VAT is often thought of as a pass-through tax, but it can have a huge cash-flow impact. Businesses must pay VAT to suppliers immediately but may wait weeks or months for tax authorities to refund input tax deductions. When modeling cash flow, convert gross project invoices into net plus VAT and schedule the VAT portion as a temporary working capital use. The net amount reflects the true cost, while VAT is a short-term asset. Using the calculator’s chart, you can visualize how much of each payment is tied up in VAT and how that proportion shifts when rates change or when non-deductible components rise.

Cash flow forecasting can also highlight when VAT returns will spike. Suppose a company plans a £1 million capital project with a 20 percent VAT rate. The gross invoice totals £1.2 million, but the net capital cost is £1 million. If the VAT is reclaimable, the firm must finance the extra £200,000 until the return is submitted, making it essential to align tax filings with major procurement cycles.

Cross-Border Considerations

Companies operating across borders need to understand place-of-supply rules. VAT registration in another country might shift who charges tax and which rate applies. When you receive a gross invoice that includes foreign VAT, check whether you are entitled to reclaim it through that jurisdiction’s refund mechanism.
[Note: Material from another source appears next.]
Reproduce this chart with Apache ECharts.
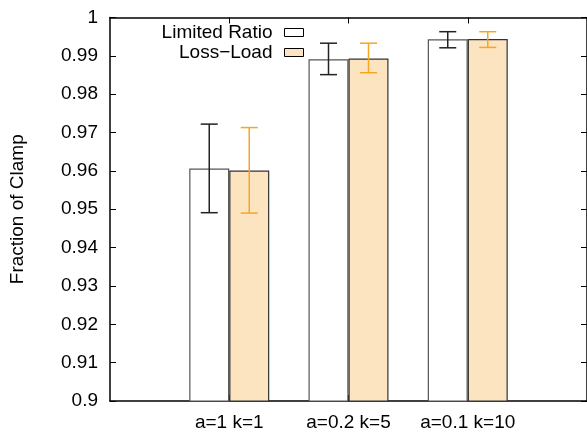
<!DOCTYPE html>
<html>
<head>
<meta charset="utf-8">
<script src="https://cdn.jsdelivr.net/npm/echarts@6/dist/echarts.min.js"></script>
<style>html,body{margin:0;padding:0;background:#fff}#c{width:587px;height:432px}</style>
</head>
<body>
<div id="c"></div>
<script>
const categories = ['', 'a=1 k=1', 'a=0.2 k=5', 'a=0.1 k=10', ''];
const limitedRatio = [null, 0.9606, 0.9891, 0.9943, null];
const limitedRatioLow = [null, 0.9491, 0.9851, 0.9921, null];
const limitedRatioHigh = [null, 0.9722, 0.9933, 0.9963, null];
const lossLoad = [null, 0.9601, 0.9893, 0.9944, null];
const lossLoadLow = [null, 0.9490, 0.9856, 0.9922, null];
const lossLoadHigh = [null, 0.9713, 0.9933, 0.9963, null];
const yTicks = [0.9, 0.91, 0.92, 0.93, 0.94, 0.95, 0.96, 0.97, 0.98, 0.99, 1];

const FONT = 'Liberation Sans, Arial, Helvetica, sans-serif';
const FS = 19;
const chart = echarts.init(document.getElementById('c'), null, {renderer: 'canvas'});

function errData(low, high) {
  const out = [];
  for (let i = 0; i < categories.length; i++) {
    if (low[i] != null) out.push([i, low[i], high[i]]);
  }
  return out;
}
function errRender(offset, color) {
  return function (params, api) {
    const i = api.value(0);
    const lo = api.coord([i, api.value(1)]);
    const hi = api.coord([i, api.value(2)]);
    const x = lo[0] + offset;
    const hw = 8.5;
    const st = {stroke: color, lineWidth: 1.5};
    return {
      type: 'group',
      children: [
        {type: 'line', shape: {x1: x, y1: lo[1], x2: x, y2: hi[1]}, style: st},
        {type: 'line', shape: {x1: x - hw, y1: lo[1], x2: x + hw, y2: lo[1]}, style: st},
        {type: 'line', shape: {x1: x - hw, y1: hi[1], x2: x + hw, y2: hi[1]}, style: st}
      ]
    };
  };
}

const catTick = {show: true, inside: true, length: 6, lineStyle: {color: '#000', width: 1},
  interval: function (idx) { return idx >= 1 && idx <= 3; }};

chart.setOption({
  animation: false,
  backgroundColor: '#fff',
  textStyle: {fontFamily: FONT},
  grid: {left: 110, right: -2, top: 17.5, bottom: 30, containLabel: false},
  legend: {
    show: true,
    right: 278, top: 18,
    orient: 'vertical',
    align: 'right',
    itemWidth: 19, itemHeight: 8, itemGap: 1,
    itemStyle: {borderColor: '#000', borderWidth: 1},
    textStyle: {fontSize: FS, lineHeight: 18, fontFamily: FONT, color: '#000', padding: [0, 7, 0, 0]},
    data: [
      {name: 'Limited Ratio', icon: 'rect'},
      {name: 'Loss\u2212Load', icon: 'rect'}
    ]
  },
  xAxis: [
    {
      type: 'category', data: categories, boundaryGap: false, position: 'bottom',
      axisLine: {show: true, lineStyle: {color: '#000', width: 1.5}},
      axisTick: catTick,
      axisLabel: {show: true, fontSize: FS, color: '#000', margin: 12, fontFamily: FONT,
        interval: function (idx) { return idx >= 1 && idx <= 3; }},
      splitLine: {show: false}
    },
    {
      type: 'category', data: categories, boundaryGap: false, position: 'top',
      axisLine: {show: true, lineStyle: {color: '#000', width: 1.5}},
      axisTick: catTick,
      axisLabel: {show: false},
      splitLine: {show: false}
    }
  ],
  yAxis: [
    {
      type: 'value', min: 0.9, max: 1, interval: 0.01, position: 'left',
      name: 'Fraction of Clamp', nameLocation: 'middle', nameRotate: 90, nameGap: 83,
      nameTextStyle: {fontSize: FS, color: '#000', fontFamily: FONT},
      axisLine: {show: true, lineStyle: {color: '#000', width: 1.5}},
      axisTick: {show: true, inside: true, length: 6, lineStyle: {color: '#000'}},
      axisLabel: {fontSize: FS, color: '#000', margin: 12, fontFamily: FONT,
        formatter: function (v) { return String(+v.toFixed(2)); }},
      splitLine: {show: false}
    },
    {
      type: 'value', min: 0.9, max: 1, interval: 0.01, position: 'right',
      axisLine: {show: true, lineStyle: {color: '#000', width: 1.5}},
      axisTick: {show: true, inside: true, length: 6, lineStyle: {color: '#000'}},
      axisLabel: {show: false},
      splitLine: {show: false}
    }
  ],
  series: [
    {
      name: 'Limited Ratio', type: 'bar', data: limitedRatio, barWidth: 40, barGap: '0%',
      itemStyle: {color: '#ffffff', borderColor: '#555', borderWidth: 1.2},
      emphasis: {disabled: true}
    },
    {
      name: 'Loss\u2212Load', type: 'bar', data: lossLoad, barWidth: 40, barGap: '0%',
      itemStyle: {color: '#fce4c1', borderColor: '#333', borderWidth: 1.2},
      emphasis: {disabled: true}
    },
    {
      type: 'custom', data: errData(limitedRatioLow, limitedRatioHigh),
      renderItem: errRender(-20, '#222'), z: 5, silent: true
    },
    {
      type: 'custom', data: errData(lossLoadLow, lossLoadHigh),
      renderItem: errRender(20, '#f5a623'), z: 5, silent: true
    }
  ]
});
</script>
</body>
</html>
The divisor method still works, but you may end up treating foreign VAT as a cost if you do not have the eligibility to reclaim. Maintaining documentation from the supplier, such as VAT numbers and tax point dates, supports both the net calculation and any subsequent refund claim.

Additionally, reverse-charge scenarios require you to self-assess VAT on services received from abroad. In that case, no gross amount appears on the supplier’s invoice, but you still need to compute VAT and then reclaim it simultaneously if allowed. Using the same formula keeps your entries consistent. Record the net purchase, compute VAT on top, and recognise both output and input VAT on your return, resulting in a net-zero tax effect but accurate expense recognition.

Audit Readiness and Documentation

Auditors often request evidence showing how businesses calculated net amounts from gross invoices. Storing the reference label generated in the calculator output alongside your invoice digital copy creates a traceable workflow. Ensure that the VAT rate, gross amount, net amount, VAT portion, and non-deductible calculation are documented. When auditors verify figures, they will compare them to statutory rates and cross-check against government summaries like those maintained by gov.uk. Being able to show consistent application of the divisor method builds trust.

Remember that rounding should align with local accounting standards. Some jurisdictions require rounding VAT to the nearest cent on each line item, while others allow totals to be rounded at the invoice level. Configure your calculator or ERP settings accordingly, and verify that ledger postings match the signed invoices down to the cent.

Key Takeaways and Best Practices

  • Always confirm the VAT rate and tax point before recalculating the net figure.
  • Use the net figure as the true economic cost, budgeting VAT separately as a recoverable tax or a permanent expense if non-deductible.
  • Document assumptions, including non-deductible percentages and references, so audit trails remain complete.
  • Monitor regulatory updates from reliable government sources to maintain accurate divisors.
  • Visualize gross versus net values in dashboards to understand cash-flow exposure to VAT.

By combining reliable calculations, policy awareness, and strong documentation, organizations can ensure that gross invoices are converted into net postings accurately, VAT is reclaimed promptly, and finance reports remain compliant. The process is simple, but its implications are far-reaching across procurement, budgeting, and tax management.